** Begin Record excerpts **
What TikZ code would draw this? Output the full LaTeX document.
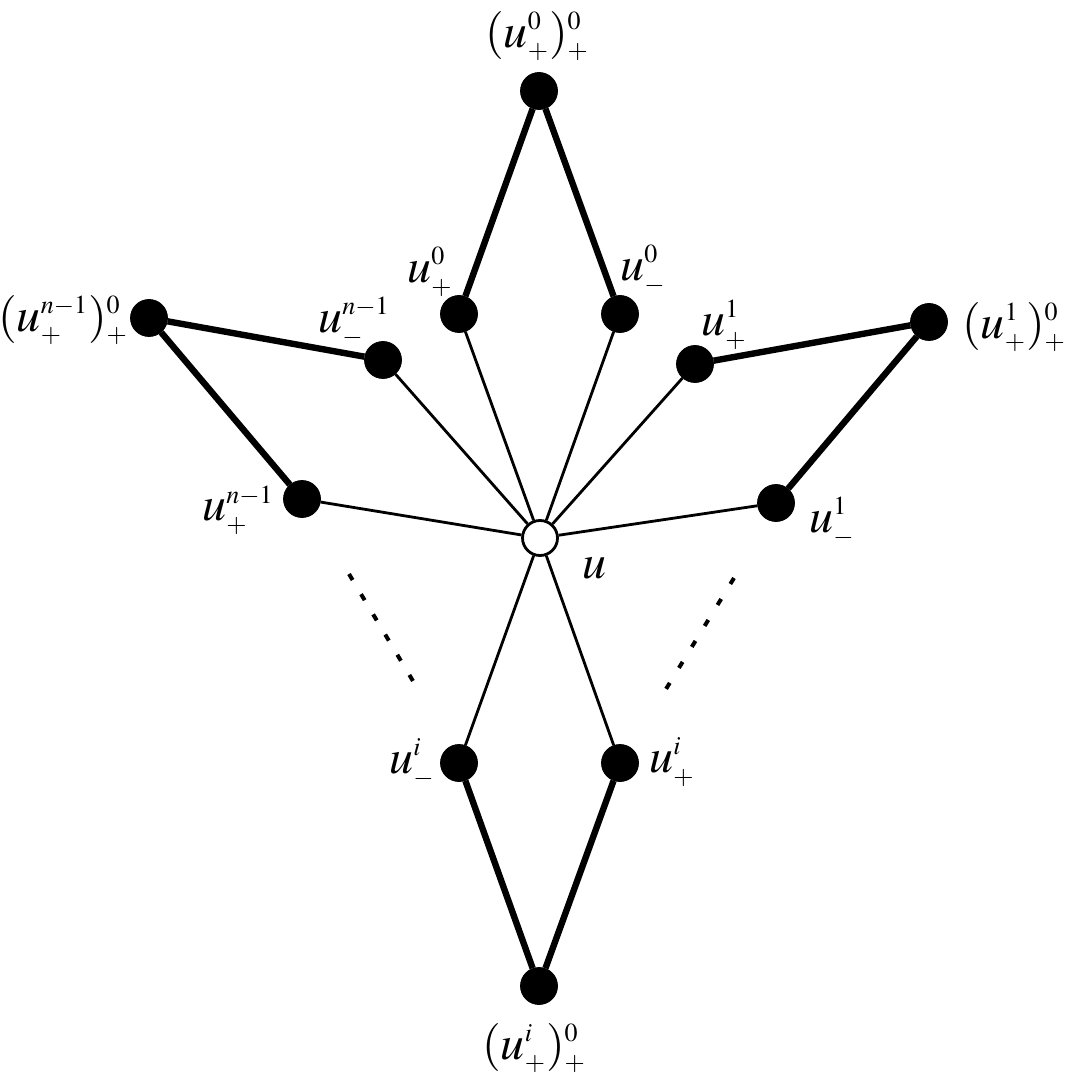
\documentclass[tikz,border=0pt]{standalone}
\usepackage{mathptmx}
\DeclareMathSizes{24}{24}{13}{10}
\begin{document}
\begin{tikzpicture}[x=0.5pt,y=-0.5pt,
  vtx/.style={circle,fill=black,draw=black,inner sep=0pt,minimum size=18.5pt},
  ctr/.style={circle,fill=white,draw=black,line width=1.4pt,inner sep=0pt,minimum size=17.5pt},
  thin/.style={line width=1.4pt},
  thick/.style={line width=3.2pt},
  dotsl/.style={line width=2pt,dash pattern=on 3.5pt off 8.26pt},
  dotsr/.style={line width=2pt,dash pattern=on 3.5pt off 8.8pt},
  lab/.style={font=\fontsize{24}{28}\selectfont,inner sep=0pt}]
\useasboundingbox (0,0) rectangle (1065,1074);
% vertices
\node[ctr] (u) at (540,538) {};
\node[vtx] (p0) at (459,314) {};
\node[vtx] (m0) at (620,314) {};
\node[vtx] (t0) at (539,91) {};
\node[vtx] (p1) at (695,364) {};
\node[vtx] (t1) at (929,322) {};
\node[vtx] (m1) at (776,503) {};
\node[vtx] (mn) at (383,360) {};
\node[vtx] (tn) at (149,318) {};
\node[vtx] (pn) at (302,499) {};
\node[vtx] (mi) at (459,763) {};
\node[vtx] (pi) at (620,763) {};
\node[vtx] (ti) at (539,986) {};
% thin edges
\foreach \v in {p0,m0,p1,m1,mn,pn,mi,pi} \draw[thin] (u) -- (\v);
% thick edges
\draw[thick] (p0) -- (t0) -- (m0);
\draw[thick] (p1) -- (t1) -- (m1);
\draw[thick] (mn) -- (tn) -- (pn);
\draw[thick] (mi) -- (ti) -- (pi);
% dotted
\coordinate (dl1) at (349,574);
\coordinate (dl2) at (413,681);
\coordinate (dr1) at (734,578);
\coordinate (dr2) at (666,689);
\draw[dotsl] (dl1) -- (dl2);
\draw[dotsr] (dr1) -- (dr2);
% labels
\node[lab] (lt0) at (537,36) {$(u_+^0)_+^0$};
\node[lab] (lp0) at (430,272) {$u_+^0$};
\node[lab] (lm0) at (643,270) {$u_-^0$};
\node[lab] (ltn) at (63,320) {$(u_+^{n-1})_+^0$};
\node[lab] (lmn) at (354,322) {$u_-^{n-1}$};
\node[lab] (lpn) at (238,510) {$u_+^{n-1}$};
\node[lab] (lp1) at (724,325) {$u_+^1$};
\node[lab] (lt1) at (1014,327) {$(u_+^1)_+^0$};
\node[lab] (lm1) at (832,522) {$u_-^1$};
\node[lab] (lu) at (594,568) {$u$};
\node[lab] (lmi) at (412,763) {$u_-^i$};
\node[lab] (lpi) at (672,762) {$u_+^i$};
\node[lab] (lti) at (534,1048) {$(u_+^i)_+^0$};
\end{tikzpicture}
\end{document}
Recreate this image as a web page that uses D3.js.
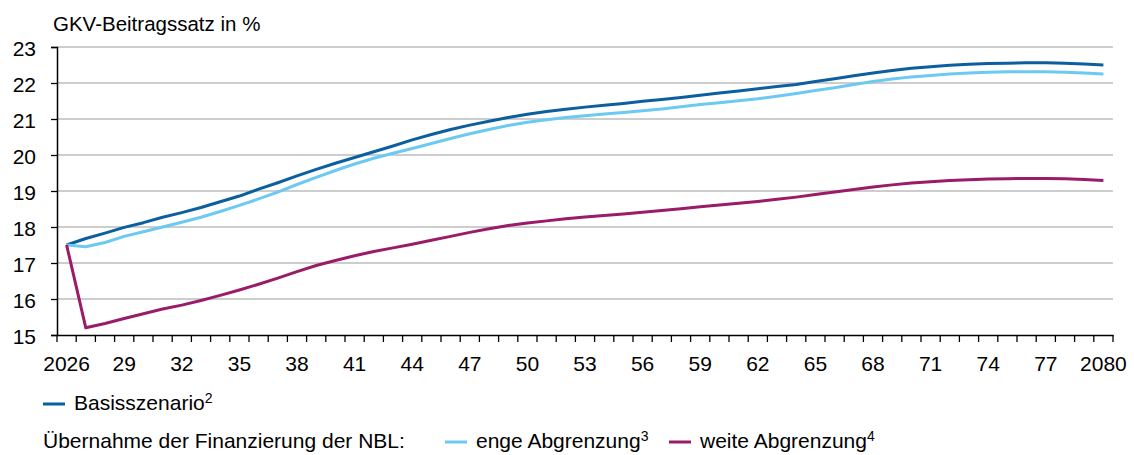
<!DOCTYPE html>
<html>
<head>
<meta charset="utf-8">
<script src="https://cdn.jsdelivr.net/npm/d3@7"></script>
<style>
  html, body { margin: 0; padding: 0; background: #ffffff; }
  svg { display: block; font-family: "Liberation Sans", Arial, sans-serif; }
</style>
</head>
<body>
<svg id="chart" width="1134" height="455"></svg>
<script>
// Projected GKV contribution rate, 2026–2080 (percent)
const years = d3.range(2026, 2081);

const basis = [
  17.50, 17.68, 17.83, 17.99, 18.12, 18.27, 18.40, 18.54, 18.70, 18.86,
  19.05, 19.23, 19.42, 19.60, 19.77, 19.93, 20.09, 20.25, 20.42, 20.57,
  20.71, 20.83, 20.94, 21.04, 21.13, 21.21, 21.27, 21.33, 21.38, 21.43,
  21.49, 21.54, 21.60, 21.66, 21.72, 21.78, 21.84, 21.90, 21.96, 22.04,
  22.12, 22.20, 22.28, 22.35, 22.41, 22.45, 22.49, 22.52, 22.54, 22.55,
  22.56, 22.56, 22.55, 22.53, 22.50
];

const enge = [
  17.50, 17.45, 17.57, 17.74, 17.87, 18.00, 18.13, 18.27, 18.43, 18.60,
  18.78, 18.97, 19.18, 19.38, 19.57, 19.75, 19.91, 20.05, 20.18, 20.32,
  20.46, 20.59, 20.71, 20.82, 20.91, 20.98, 21.04, 21.09, 21.14, 21.18,
  21.23, 21.28, 21.34, 21.40, 21.45, 21.51, 21.56, 21.63, 21.71, 21.79,
  21.87, 21.96, 22.04, 22.11, 22.17, 22.21, 22.25, 22.28, 22.30, 22.31,
  22.31, 22.31, 22.30, 22.28, 22.25
];

const weit = [
  17.50, 15.20, 15.32, 15.46, 15.59, 15.72, 15.83, 15.96, 16.10, 16.25,
  16.41, 16.58, 16.76, 16.93, 17.07, 17.20, 17.32, 17.42, 17.52, 17.63,
  17.74, 17.85, 17.95, 18.04, 18.11, 18.17, 18.23, 18.28, 18.32, 18.36,
  18.41, 18.46, 18.51, 18.56, 18.61, 18.66, 18.71, 18.77, 18.83, 18.90,
  18.97, 19.04, 19.11, 19.17, 19.22, 19.26, 19.29, 19.31, 19.33, 19.34,
  19.35, 19.35, 19.34, 19.32, 19.29
];

const yTicks = [15, 16, 17, 18, 19, 20, 21, 22, 23];
const xLabelYears = d3.range(2026, 2081, 3);

const series = [
  { name: "basis", values: basis, color: "#0b5f9e" },
  { name: "enge",  values: enge,  color: "#6cc9f1" },
  { name: "weit",  values: weit,  color: "#9a1b68" }
];

const svg = d3.select("#chart");
const plotLeft = 57, plotRight = 1113, plotTop = 47, plotBottom = 335;
const fontSize = 21;

const x = d3.scaleBand().domain(years).range([plotLeft, plotRight]).paddingInner(0).paddingOuter(0);
const bw = x.bandwidth();
const cx = yr => x(yr) + bw / 2;
const y = d3.scaleLinear().domain([15, 23]).range([plotBottom, plotTop]);

// Horizontal gridlines
svg.append("g")
  .selectAll("line")
  .data(yTicks.filter(v => v > 15))
  .join("line")
  .attr("x1", plotLeft).attr("x2", plotRight)
  .attr("y1", d => y(d)).attr("y2", d => y(d))
  .attr("stroke", "#bcbcbc").attr("stroke-width", 1.3);

// Y axis
const yAxis = svg.append("g")
  .attr("transform", `translate(${plotLeft},0)`)
  .call(d3.axisLeft(y).tickValues(yTicks).tickSize(6).tickPadding(15).tickFormat(d3.format("d")));
yAxis.select(".domain").attr("stroke", "#000").attr("stroke-width", 1.5);
yAxis.selectAll(".tick line").attr("stroke", "#000").attr("stroke-width", 1.3);
yAxis.selectAll("text").attr("font-size", fontSize).attr("fill", "#000")
  .attr("font-family", "Liberation Sans, Arial, sans-serif").attr("dy", "0.4em");

// X axis: labels every third year, tick marks at the category boundaries
const xAxis = svg.append("g")
  .attr("transform", `translate(0,${plotBottom})`)
  .call(d3.axisBottom(x).tickValues(xLabelYears).tickSize(0).tickPadding(21)
    .tickFormat(d => (d === 2026 || d === 2080) ? String(d) : String(d).slice(2)));
xAxis.select(".domain").attr("stroke", "#000").attr("stroke-width", 1.5);
xAxis.selectAll("text").attr("font-size", fontSize).attr("fill", "#000")
  .attr("font-family", "Liberation Sans, Arial, sans-serif");

const boundaries = years.map(d => x(d)).concat([x(years[years.length - 1]) + bw]);
svg.append("g")
  .selectAll("line")
  .data(boundaries)
  .join("line")
  .attr("x1", d => d).attr("x2", d => d)
  .attr("y1", plotBottom).attr("y2", plotBottom + 7)
  .attr("stroke", "#000").attr("stroke-width", 1.3);

// Lines
const line = d3.line()
  .x((d, i) => cx(years[i]))
  .y(d => y(d));

svg.append("g")
  .selectAll("path")
  .data(series)
  .join("path")
  .attr("d", d => line(d.values))
  .attr("fill", "none")
  .attr("stroke", d => d.color)
  .attr("stroke-width", 3)
  .attr("stroke-linejoin", "round");

// Axis title
svg.append("text")
  .attr("x", 53).attr("y", 31)
  .attr("font-size", 20.5)
  .attr("fill", "#000")
  .text("GKV-Beitragssatz in %");

// Legend
const legend = svg.append("g").attr("font-size", fontSize).attr("fill", "#000");

function legendItem(g, x0, baseline, color, label, sup) {
  g.append("line")
    .attr("x1", x0).attr("x2", x0 + 22)
    .attr("y1", baseline - 6).attr("y2", baseline - 6)
    .attr("stroke", color).attr("stroke-width", 3);
  const t = g.append("text").attr("x", x0 + 31).attr("y", baseline);
  t.append("tspan").text(label);
  t.append("tspan").attr("font-size", 14).attr("dy", -7).text(sup);
  return t;
}

legendItem(legend, 43, 410, series[0].color, "Basisszenario", "2");

legend.append("text").attr("x", 43).attr("y", 448).text("Übernahme der Finanzierung der NBL:");
legendItem(legend, 445, 448, series[1].color, "enge Abgrenzung", "3");
legendItem(legend, 669, 448, series[2].color, "weite Abgrenzung", "4");
</script>
</body>
</html>
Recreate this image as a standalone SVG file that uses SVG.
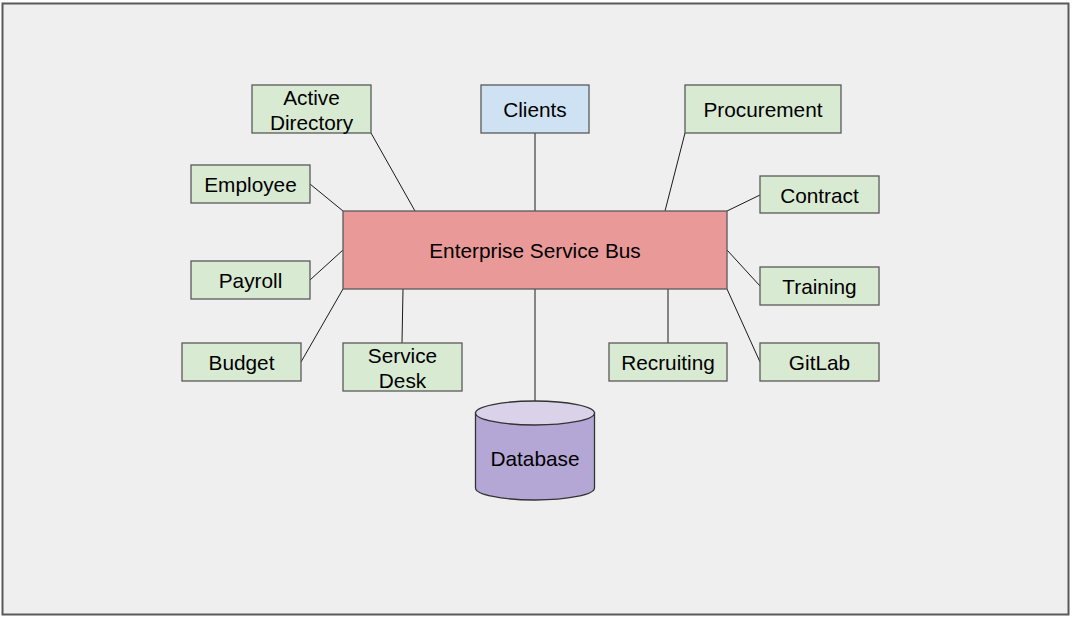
** End Record excerpts **
* [Problem details] Report how many lines of the data contain the word "uses", using the number alone.

* [Output] 2